The need of a Police Matron in Indianapolis was so obvious and it had been so impossible to persuade the authorities of this fact, that in November, 1890, the Meridian W. C. T. U. obtained permission from the Mayor and Commissioners to place one on duty at the central station house at their own expense. This was continued until March, 1891, when a change in the city charter vested the authority in a Board of Safety. The matron, Mrs. Annie M. Buchanan, had given such satisfaction that on petition of the Woman's Local Council she was regularly employed by the city, with full police powers, at a salary of $60 per month and two furnished rooms for her occupancy. The first year 852 women and children came.into her charge, 24 of the latter being under five years of age.

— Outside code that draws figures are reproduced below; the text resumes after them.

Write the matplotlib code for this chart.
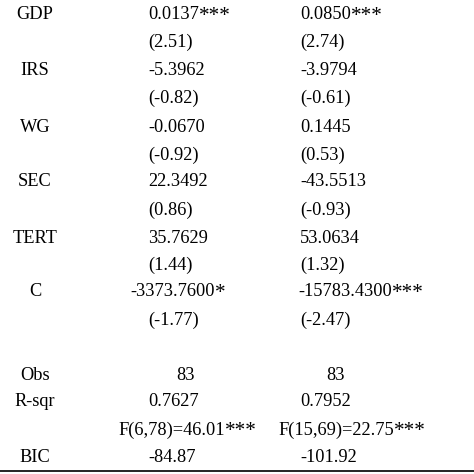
import matplotlib
matplotlib.use("Agg")
import matplotlib.pyplot as plt

row_labels = ["GDP", "", "IRS", "", "WG", "", "SEC", "", "TERT", "", "C", "", "", "Obs", "R-sqr", "", "BIC"]
model1 = ["0.0137***", "(2.51)", "-5.3962", "(-0.82)", "-0.0670", "(-0.92)", "22.3492", "(0.86)",
          "35.7629", "(1.44)", "-3373.7600*", "(-1.77)", "", "83", "0.7627", "F(6,78)=46.01***", "-84.87"]
model2 = ["0.0850***", "(2.74)", "-3.9794", "(-0.61)", "0.1445", "(0.53)", "-43.5513", "(-0.93)",
          "53.0634", "(1.32)", "-15783.4300***", "(-2.47)", "", "83", "0.7952", "F(15,69)=22.75***", "-101.92"]

W = H = 474
fig = plt.figure(figsize=(4.74, 4.74), dpi=100)
ax = fig.add_axes([0, 0, 1, 1])
ax.set_xlim(0, W); ax.set_ylim(H, 0); ax.axis("off")

ys = [14, 42, 70, 98, 127, 155, 182, 210, 238, 265, 292, 320, 348, 375, 402, 430, 458]
x1 = {"-3373.7600*": 130, "83": 176, "F(6,78)=46.01***": 118}
x2 = {"-15783.4300***": 298, "83": 326, "F(15,69)=22.75***": 278}
fs = 13.2
kw = dict(family="Liberation Serif", fontsize=fs, va="center", color="black")
for y, lab, a, b in zip(ys, row_labels, model1, model2):
    if lab:
        ax.text(35, y, lab, ha="center", **kw)
    for val, xmap, x0 in ((a, x1, 148), (b, x2, 300)):
        if not val:
            continue
        core = val.rstrip("*")
        stars = val[len(core):]
        t = ax.text(xmap.get(val, x0), y, core, ha="left", **kw)
        if stars:
            fig.canvas.draw()
            bb = t.get_window_extent()
            xe = ax.transData.inverted().transform((bb.x1, bb.y0))[0]
            ax.text(xe, y + 2, stars, ha="left", family="Liberation Serif",
                    fontsize=fs * 1.15, va="center", color="black")
ax.plot([0, W], [471, 471], color="black", lw=1.2)
fig.savefig("out.png", dpi=100, facecolor="white")
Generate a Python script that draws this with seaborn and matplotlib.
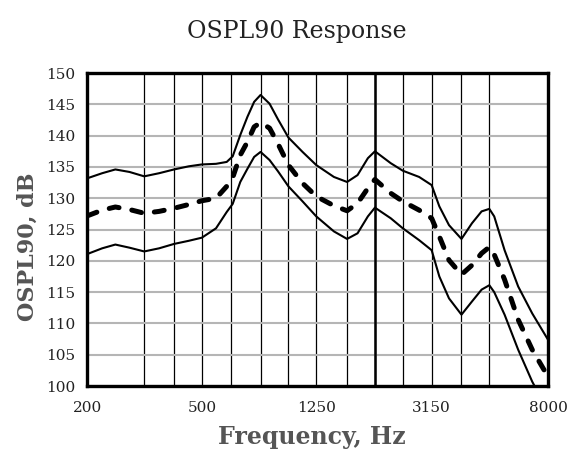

The State W. C. T. U. appointed Mrs. Buchanan as the head of a movement to secure Police Matrons in all cities of 7,000 inhabitants. A bill for this purpose was presented in 1893 but failed to pass. In 1895 the Local Council of Women also made this a special line of work, and to Mrs. Buchanan's petition, signed by one hundred of the leading men and women of the State and the entire Common Council, were added the names of the presidents of the forty-nine societies composing the Council of Women, representing 8,000 members. It asked for a law compelling the appointment of Police Matrons in all cities of 10,000 inhabitants. This time the bill passed both Houses but so altered as to merely permit the Mayor and Commissioners to appoint such Matrons, a power they already possessed.

Mrs. Buchanan remained in office seven years, until her marriage. The experiment in Indianapolis has been so successful that matrons are now employed in Evansville, Terre Haute, Richmond and Lafayette, but these by no means include all of the cities of over 10,000 inhabitants.

Occupations: The only occupations forbidden to women are those of working in mines and selling liquor. Women have served as bank cashiers and directors for twenty years.